Let’s say an application calls a stored procedure sp_Update2Rows which does Begin Transaction, updates 1 row, performs some other work, updates another row. Two users call sp_Update2Rows while large index rebuild is happening. The transaction log now contains 2 “begin”, about 100gb of index modifications, then 2 “commit”.
User 1: sp_Update2Rows (begin tran\update 1)
User 2: sp_Update2Rows (begin tran\update 1)
100gb of non-replicated log records (index maintenance)
User 1: sp_Update2Rows (update 2\commit)
User 2: sp_Update2Rows (update 2\commit)
Log Reader starts, find User 1 and User 2 calls to sp_Update2Rows Begin Tran statements, starts reading transaction log for the Commit Trans (technically not exactly what happens, but still shows problem). Log Reader engine components keep pinging LogRead.exe at LogScanThreshold with status update. After 10 minutes the LogRead.exe reports “no response”, thinking Log Reader is “hung” the user manually aborts Log Reader. In truth, the Log Reader was just going through 100gb of non-replicated data trying to find the complete transactions.

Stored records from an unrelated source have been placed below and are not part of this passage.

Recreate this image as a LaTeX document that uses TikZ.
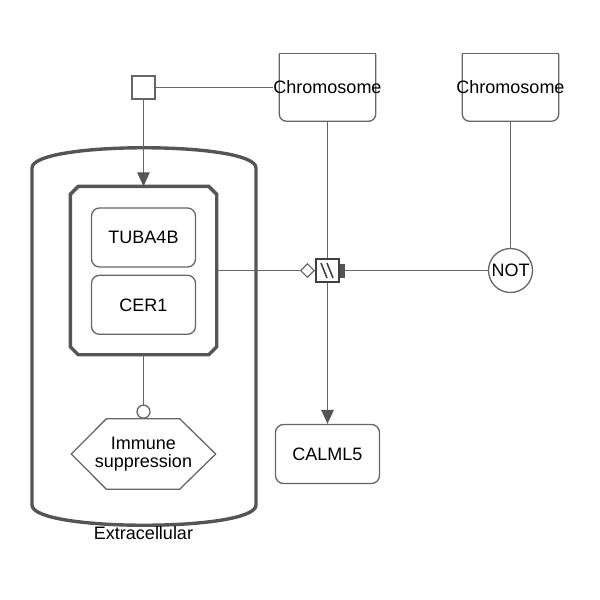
\documentclass[tikz,border=0pt]{standalone}
\usepackage{fontspec}
\setmainfont{Liberation Sans}
\usetikzlibrary{arrows.meta,positioning,shapes.geometric}
\definecolor{edgegray}{HTML}{666666}
\definecolor{wallgray}{HTML}{555555}
\tikzset{
    edge/.style={draw=edgegray, line width=1.3pt},
    arrowedge/.style={edge, -{Triangle[length=14pt, width=12.5pt, color=wallgray]}},
    boxline/.style={draw=edgegray, line width=1.3pt},
    wall/.style={draw=wallgray, line width=3.4pt},
    cplx/.style={minimum width=143pt, minimum height=165pt, inner sep=0pt, outer sep=1.7pt},
    macro/.style={boxline, rounded corners=8pt, minimum width=104pt, minimum height=59pt, inner sep=0pt},
    gene/.style={minimum width=96pt, minimum height=67pt, inner sep=0pt},
    pheno/.style={minimum width=144pt, minimum height=70pt, inner sep=0pt, align=center},
    catal/.style={circle, boxline, fill=white, minimum size=13pt, inner sep=0pt},
    proc/.style={boxline, fill=white, minimum size=23pt, inner sep=0pt},
    omit/.style={draw=black!75, line width=2pt, fill=white, minimum size=23pt, inner sep=0pt,
        path picture={
            \draw[line width=1.5pt] ([shift={(-6.5,-7.5)}]path picture bounding box.center) -- ++(6,15);
            \draw[line width=1.5pt] ([shift={(-0.5,-7.5)}]path picture bounding box.center) -- ++(6,15);
        }},
    modtip/.style={diamond, aspect=1, draw=edgegray, line width=1.2pt, fill=white,
        minimum width=14pt, minimum height=14pt, inner sep=0pt},
    bartip/.style={fill=wallgray, minimum width=5pt, minimum height=14pt, inner sep=0pt},
    logic/.style={circle, boxline, minimum size=44pt, inner sep=0pt}
}
\begin{document}
\begin{tikzpicture}[x=1pt, y=-1pt, font=\fontsize{18}{18}\selectfont]
        \useasboundingbox (0,0) rectangle (600,600);

        % compartment
        \draw[wall] (32,168) .. controls (32,141) and (256,141) .. (256,168)
            -- (256,505) .. controls (256,532) and (32,532) .. (32,505) -- cycle;
        \node (extra) at (143.5,533.5) {Extracellular};

        % complex and its members
        \node[cplx] (cmplx) at (143.5,270.5) {};
        \draw[wall] ([xshift=8pt]cmplx.north west) -- ([xshift=-8pt]cmplx.north east)
            -- ([yshift=-8pt]cmplx.north east) -- ([yshift=8pt]cmplx.south east)
            -- ([xshift=-8pt]cmplx.south east) -- ([xshift=8pt]cmplx.south west)
            -- ([yshift=8pt]cmplx.south west) -- ([yshift=-8pt]cmplx.north west) -- cycle;
        \node[macro] (tuba) at (143.5,237.5) {TUBA4B};
        \node[macro, below=7pt of tuba] (cer) {CER1};

        % phenotype
        \node[pheno] (immune) at (143.5,454) {Immune\\suppression};
        \draw[boxline] (immune.west) -- ([xshift=35pt]immune.north west) -- ([xshift=-36pt]immune.north east)
            -- (immune.east) -- ([xshift=-36pt]immune.south east) -- ([xshift=35pt]immune.south west) -- cycle;
        \node[catal, above=0pt of immune] (cat) {};

        \node[proc] (assoc) at (143.5,87.5) {};
        \node[gene] (chrA) at (327.5,87.5) {};
        \node[gene] (chrB) at (510.5,87.5) {};
        \foreach \g in {chrA,chrB}{
            \draw[boxline, rounded corners=7pt] (\g.north east) -- (\g.south east) -- (\g.south west) -- (\g.north west);
            \draw[boxline, line cap=rect] (\g.north west) -- (\g.north east);
        }
        \node[inner sep=0pt] (chrAtext) at (chrA) {Chromosome};
        \node[inner sep=0pt] (chrBtext) at (chrB) {Chromosome};

        \node[omit] (omitted) at (327.5,270.5) {};
        \node[modtip, left=0pt of omitted] (mod) {};
        \node[bartip, right=0pt of omitted] (stim) {};
        \node[logic] (notg) at (510.5,270.5) {NOT};
        \node[macro] (calml) at (327.5,454) {CALML5};

        % arcs
        \draw[edge] (assoc.east) -- (chrAtext.west);
        \draw[arrowedge] (assoc.south) -- (cmplx.north);
        \draw[edge] (chrA.south) -- (omitted.north);
        \draw[arrowedge] (omitted.south) -- (calml.north);
        \draw[edge] (cmplx.east) -- (mod.west);
        \draw[edge] (chrB.south) -- (notg.north);
        \draw[edge] (notg.west) -- (stim.east);
        \draw[edge] (cmplx.south) -- (cat.north);
    \end{tikzpicture}
\end{document}
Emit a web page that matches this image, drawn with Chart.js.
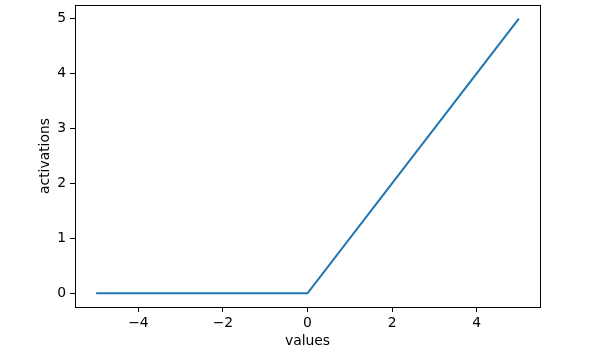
<!DOCTYPE html>
<html>
<head>
<meta charset="utf-8">
<script src="https://cdn.jsdelivr.net/npm/chart.js@4/dist/chart.umd.min.js"></script>
<style>
  html, body { margin: 0; padding: 0; background: #fff; }
  #wrap { width: 600px; height: 358px; }
</style>
</head>
<body>
<div id="wrap"><canvas id="reluChart" width="600" height="358"></canvas></div>
<script>
// data
const xValues = [-5, 0, 5];
const activations = [0, 0, 5];
const xTicks = [-4, -2, 0, 2, 4];
const yTicks = [0, 1, 2, 3, 4, 5];

const fontSpec = { family: 'DejaVu Sans', size: 13.9 };

function fmt(v) {
    return v < 0 ? '\u2212' + Math.abs(v) : String(v);
}

// box around the plot area like matplotlib
const frame = {
    id: 'frame',
    afterDraw(chart) {
        const a = chart.chartArea;
        const ctx = chart.ctx;
        ctx.save();
        ctx.strokeStyle = '#000';
        ctx.lineWidth = 1;
        ctx.strokeRect(Math.round(a.left) + 0.5, Math.round(a.top) + 0.5,
            Math.round(a.right - a.left), Math.round(a.bottom - a.top));
        ctx.restore();
    }
};

const ctx = document.getElementById('reluChart').getContext('2d');
new Chart(ctx, {
    type: 'line',
    data: {
        datasets: [{
            label: 'relu',
            data: xValues.map((x, i) => ({ x: x, y: activations[i] })),
            borderColor: '#1f77b4',
            borderWidth: 2.1,
            pointRadius: 0,
            tension: 0,
            fill: false
        }]
    },
    plugins: [frame],
    options: {
        responsive: false,
        animation: false,
        layout: { padding: { left: 0, right: 60, top: 5, bottom: 0 } },
        plugins: {
            legend: { display: false },
            tooltip: { enabled: false }
        },
        scales: {
            x: {
                type: 'linear',
                min: -5.5,
                max: 5.5,
                afterBuildTicks: s => { s.ticks = xTicks.map(v => ({ value: v })); },
                afterFit: s => { s.height = 51; s.paddingLeft = 0; s.paddingRight = 0; },
                grid: { drawOnChartArea: false, tickLength: 5, color: '#000', tickWidth: 1 },
                border: { display: false },
                ticks: { color: '#000', font: fontSpec, padding: 3, maxRotation: 0, callback: v => fmt(v) },
                title: { display: true, text: 'values', color: '#000', font: fontSpec, padding: { top: 0, bottom: 8 } }
            },
            y: {
                type: 'linear',
                min: -0.25,
                max: 5.25,
                afterBuildTicks: s => { s.ticks = yTicks.map(v => ({ value: v })); },
                afterFit: s => { s.width = 75; s.paddingTop = 0; s.paddingBottom = 0; },
                grid: { drawOnChartArea: false, tickLength: 5, color: '#000', tickWidth: 1 },
                border: { display: false },
                ticks: { color: '#000', font: fontSpec, padding: 4, callback: v => fmt(v) },
                title: { display: true, text: 'activations', color: '#000', font: fontSpec, padding: { top: 37, bottom: 0 } }
            }
        }
    }
});
</script>
</body>
</html>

Believing something is broken with Replication, the user restarts LogReader with Batch 1 but this time waits out the Log Reader. Again, Log Reader see User 1 sp_Update2Rows begin trans, reads 100gb of non-replicated data, finds the commit, sends down 1 transactions. Replication monitor shows 1 transaction delivered. LogReader recycles back through the log for the next transactions, locates call for User 2 sp_Update2Rows begin trans, again re-reads that 100gb of non-replicated data finds the commit, sends “1 transaction delivered”. The LogReader had to twice skip over the 100gb of non-replicate data contributing to replication latency.
Little Tweaks – As you can see I’ve only documented a few tweaks to the ReadBatchSize for system with fast storage moving data at 5,000-50,000 cmds per second, for most Replication topologies, leave setting as default.